> **Given request**
Give an exact copy of every line, leaving images out.

> **Data segment**
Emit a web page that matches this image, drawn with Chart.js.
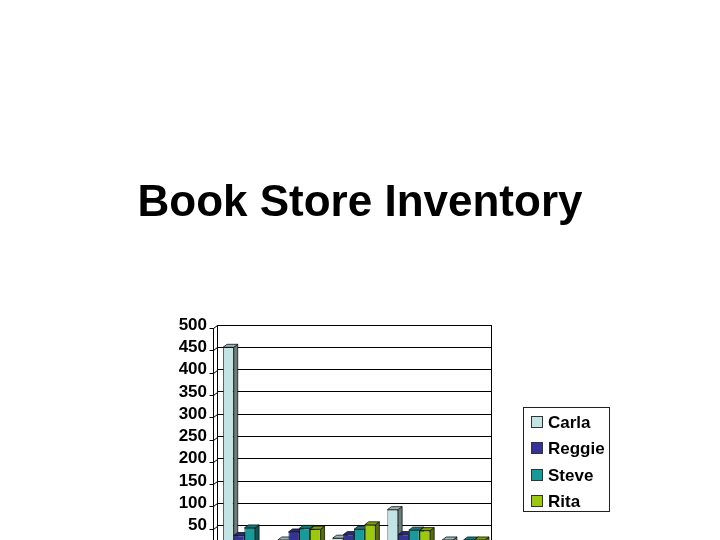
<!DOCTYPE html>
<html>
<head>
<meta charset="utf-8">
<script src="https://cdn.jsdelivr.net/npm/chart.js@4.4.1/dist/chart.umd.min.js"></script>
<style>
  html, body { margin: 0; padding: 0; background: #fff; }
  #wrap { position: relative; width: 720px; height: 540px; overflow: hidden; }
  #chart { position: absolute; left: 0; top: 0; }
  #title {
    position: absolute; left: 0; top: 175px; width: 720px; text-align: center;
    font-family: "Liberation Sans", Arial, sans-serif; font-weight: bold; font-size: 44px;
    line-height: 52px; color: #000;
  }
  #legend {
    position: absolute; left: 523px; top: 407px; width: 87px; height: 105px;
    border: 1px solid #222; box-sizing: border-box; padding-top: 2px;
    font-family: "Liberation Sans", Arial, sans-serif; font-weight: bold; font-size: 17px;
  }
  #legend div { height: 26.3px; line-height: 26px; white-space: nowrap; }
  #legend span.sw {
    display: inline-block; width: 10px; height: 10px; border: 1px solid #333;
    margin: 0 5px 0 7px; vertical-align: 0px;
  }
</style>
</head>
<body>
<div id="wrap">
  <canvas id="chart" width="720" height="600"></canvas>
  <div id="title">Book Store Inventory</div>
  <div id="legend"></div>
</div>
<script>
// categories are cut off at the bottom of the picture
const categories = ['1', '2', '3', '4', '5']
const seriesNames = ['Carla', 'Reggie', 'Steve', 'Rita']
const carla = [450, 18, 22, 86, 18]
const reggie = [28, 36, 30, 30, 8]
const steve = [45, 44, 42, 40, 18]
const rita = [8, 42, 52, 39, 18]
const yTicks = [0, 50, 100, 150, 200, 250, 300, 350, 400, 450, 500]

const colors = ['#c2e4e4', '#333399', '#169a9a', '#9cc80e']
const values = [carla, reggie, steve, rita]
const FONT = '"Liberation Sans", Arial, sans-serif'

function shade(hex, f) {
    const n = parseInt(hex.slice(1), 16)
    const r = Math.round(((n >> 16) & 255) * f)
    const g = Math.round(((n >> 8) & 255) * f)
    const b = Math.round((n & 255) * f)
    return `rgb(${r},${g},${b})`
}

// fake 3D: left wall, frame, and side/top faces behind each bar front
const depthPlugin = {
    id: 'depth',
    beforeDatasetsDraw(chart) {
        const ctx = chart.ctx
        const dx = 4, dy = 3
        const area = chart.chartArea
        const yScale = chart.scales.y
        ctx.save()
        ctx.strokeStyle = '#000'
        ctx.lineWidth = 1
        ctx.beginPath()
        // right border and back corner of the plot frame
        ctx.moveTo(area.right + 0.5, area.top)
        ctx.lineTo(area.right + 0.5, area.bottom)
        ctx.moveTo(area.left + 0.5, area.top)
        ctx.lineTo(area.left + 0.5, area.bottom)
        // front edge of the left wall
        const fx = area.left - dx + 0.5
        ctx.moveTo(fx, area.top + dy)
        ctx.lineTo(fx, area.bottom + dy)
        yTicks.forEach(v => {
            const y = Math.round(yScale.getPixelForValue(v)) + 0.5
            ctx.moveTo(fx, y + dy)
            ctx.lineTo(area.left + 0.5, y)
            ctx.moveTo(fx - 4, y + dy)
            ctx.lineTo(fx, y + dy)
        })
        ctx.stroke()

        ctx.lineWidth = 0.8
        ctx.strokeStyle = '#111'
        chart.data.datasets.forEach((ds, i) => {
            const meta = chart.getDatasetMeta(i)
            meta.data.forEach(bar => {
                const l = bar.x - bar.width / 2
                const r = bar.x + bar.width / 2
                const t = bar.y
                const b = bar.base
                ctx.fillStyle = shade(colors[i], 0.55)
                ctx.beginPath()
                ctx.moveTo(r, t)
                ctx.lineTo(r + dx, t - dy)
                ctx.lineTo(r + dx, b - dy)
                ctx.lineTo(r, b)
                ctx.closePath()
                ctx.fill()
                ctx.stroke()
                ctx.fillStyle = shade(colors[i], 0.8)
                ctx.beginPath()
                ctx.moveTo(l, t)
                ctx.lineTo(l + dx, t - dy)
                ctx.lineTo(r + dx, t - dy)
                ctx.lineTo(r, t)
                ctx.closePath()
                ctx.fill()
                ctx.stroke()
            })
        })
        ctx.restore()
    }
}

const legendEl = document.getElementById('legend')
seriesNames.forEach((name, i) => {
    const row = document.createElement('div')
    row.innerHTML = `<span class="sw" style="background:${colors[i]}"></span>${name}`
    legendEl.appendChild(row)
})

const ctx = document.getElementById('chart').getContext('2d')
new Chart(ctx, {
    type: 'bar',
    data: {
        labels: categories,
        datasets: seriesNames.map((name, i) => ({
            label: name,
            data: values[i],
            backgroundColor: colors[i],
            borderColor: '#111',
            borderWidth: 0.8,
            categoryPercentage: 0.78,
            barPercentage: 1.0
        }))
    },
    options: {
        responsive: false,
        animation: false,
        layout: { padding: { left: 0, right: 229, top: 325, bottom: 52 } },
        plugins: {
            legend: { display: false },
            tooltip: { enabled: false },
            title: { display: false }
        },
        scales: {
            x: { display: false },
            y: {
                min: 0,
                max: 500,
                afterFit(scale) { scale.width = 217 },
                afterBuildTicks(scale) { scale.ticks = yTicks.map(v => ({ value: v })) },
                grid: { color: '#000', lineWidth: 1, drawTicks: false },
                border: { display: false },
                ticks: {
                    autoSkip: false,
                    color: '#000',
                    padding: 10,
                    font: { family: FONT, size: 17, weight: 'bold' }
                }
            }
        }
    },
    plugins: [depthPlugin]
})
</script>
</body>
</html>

> **Written solution**
Emit a web page that matches this image, drawn with Chart.js.
<!DOCTYPE html>
<html>
<head>
<meta charset="utf-8">
<script src="https://cdn.jsdelivr.net/npm/chart.js@4.4.1/dist/chart.umd.min.js"></script>
<style>
  html, body { margin: 0; padding: 0; background: #fff; }
  #wrap { position: relative; width: 720px; height: 540px; overflow: hidden; }
  #chart { position: absolute; left: 0; top: 0; }
  #title {
    position: absolute; left: 0; top: 175px; width: 720px; text-align: center;
    font-family: "Liberation Sans", Arial, sans-serif; font-weight: bold; font-size: 44px;
    line-height: 52px; color: #000;
  }
  #legend {
    position: absolute; left: 523px; top: 407px; width: 87px; height: 105px;
    border: 1px solid #222; box-sizing: border-box; padding-top: 2px;
    font-family: "Liberation Sans", Arial, sans-serif; font-weight: bold; font-size: 17px;
  }
  #legend div { height: 26.3px; line-height: 26px; white-space: nowrap; }
  #legend span.sw {
    display: inline-block; width: 10px; height: 10px; border: 1px solid #333;
    margin: 0 5px 0 7px; vertical-align: 0px;
  }
</style>
</head>
<body>
<div id="wrap">
  <canvas id="chart" width="720" height="600"></canvas>
  <div id="title">Book Store Inventory</div>
  <div id="legend"></div>
</div>
<script>
// categories are cut off at the bottom of the picture
const categories = ['1', '2', '3', '4', '5']
const seriesNames = ['Carla', 'Reggie', 'Steve', 'Rita']
const carla = [450, 18, 22, 86, 18]
const reggie = [28, 36, 30, 30, 8]
const steve = [45, 44, 42, 40, 18]
const rita = [8, 42, 52, 39, 18]
const yTicks = [0, 50, 100, 150, 200, 250, 300, 350, 400, 450, 500]

const colors = ['#c2e4e4', '#333399', '#169a9a', '#9cc80e']
const values = [carla, reggie, steve, rita]
const FONT = '"Liberation Sans", Arial, sans-serif'

function shade(hex, f) {
    const n = parseInt(hex.slice(1), 16)
    const r = Math.round(((n >> 16) & 255) * f)
    const g = Math.round(((n >> 8) & 255) * f)
    const b = Math.round((n & 255) * f)
    return `rgb(${r},${g},${b})`
}

// fake 3D: left wall, frame, and side/top faces behind each bar front
const depthPlugin = {
    id: 'depth',
    beforeDatasetsDraw(chart) {
        const ctx = chart.ctx
        const dx = 4, dy = 3
        const area = chart.chartArea
        const yScale = chart.scales.y
        ctx.save()
        ctx.strokeStyle = '#000'
        ctx.lineWidth = 1
        ctx.beginPath()
        // right border and back corner of the plot frame
        ctx.moveTo(area.right + 0.5, area.top)
        ctx.lineTo(area.right + 0.5, area.bottom)
        ctx.moveTo(area.left + 0.5, area.top)
        ctx.lineTo(area.left + 0.5, area.bottom)
        // front edge of the left wall
        const fx = area.left - dx + 0.5
        ctx.moveTo(fx, area.top + dy)
        ctx.lineTo(fx, area.bottom + dy)
        yTicks.forEach(v => {
            const y = Math.round(yScale.getPixelForValue(v)) + 0.5
            ctx.moveTo(fx, y + dy)
            ctx.lineTo(area.left + 0.5, y)
            ctx.moveTo(fx - 4, y + dy)
            ctx.lineTo(fx, y + dy)
        })
        ctx.stroke()

        ctx.lineWidth = 0.8
        ctx.strokeStyle = '#111'
        chart.data.datasets.forEach((ds, i) => {
            const meta = chart.getDatasetMeta(i)
            meta.data.forEach(bar => {
                const l = bar.x - bar.width / 2
                const r = bar.x + bar.width / 2
                const t = bar.y
                const b = bar.base
                ctx.fillStyle = shade(colors[i], 0.55)
                ctx.beginPath()
                ctx.moveTo(r, t)
                ctx.lineTo(r + dx, t - dy)
                ctx.lineTo(r + dx, b - dy)
                ctx.lineTo(r, b)
                ctx.closePath()
                ctx.fill()
                ctx.stroke()
                ctx.fillStyle = shade(colors[i], 0.8)
                ctx.beginPath()
                ctx.moveTo(l, t)
                ctx.lineTo(l + dx, t - dy)
                ctx.lineTo(r + dx, t - dy)
                ctx.lineTo(r, t)
                ctx.closePath()
                ctx.fill()
                ctx.stroke()
            })
        })
        ctx.restore()
    }
}

const legendEl = document.getElementById('legend')
seriesNames.forEach((name, i) => {
    const row = document.createElement('div')
    row.innerHTML = `<span class="sw" style="background:${colors[i]}"></span>${name}`
    legendEl.appendChild(row)
})

const ctx = document.getElementById('chart').getContext('2d')
new Chart(ctx, {
    type: 'bar',
    data: {
        labels: categories,
        datasets: seriesNames.map((name, i) => ({
            label: name,
            data: values[i],
            backgroundColor: colors[i],
            borderColor: '#111',
            borderWidth: 0.8,
            categoryPercentage: 0.78,
            barPercentage: 1.0
        }))
    },
    options: {
        responsive: false,
        animation: false,
        layout: { padding: { left: 0, right: 229, top: 325, bottom: 52 } },
        plugins: {
            legend: { display: false },
            tooltip: { enabled: false },
            title: { display: false }
        },
        scales: {
            x: { display: false },
            y: {
                min: 0,
                max: 500,
                afterFit(scale) { scale.width = 217 },
                afterBuildTicks(scale) { scale.ticks = yTicks.map(v => ({ value: v })) },
                grid: { color: '#000', lineWidth: 1, drawTicks: false },
                border: { display: false },
                ticks: {
                    autoSkip: false,
                    color: '#000',
                    padding: 10,
                    font: { family: FONT, size: 17, weight: 'bold' }
                }
            }
        }
    },
    plugins: [depthPlugin]
})
</script>
</body>
</html>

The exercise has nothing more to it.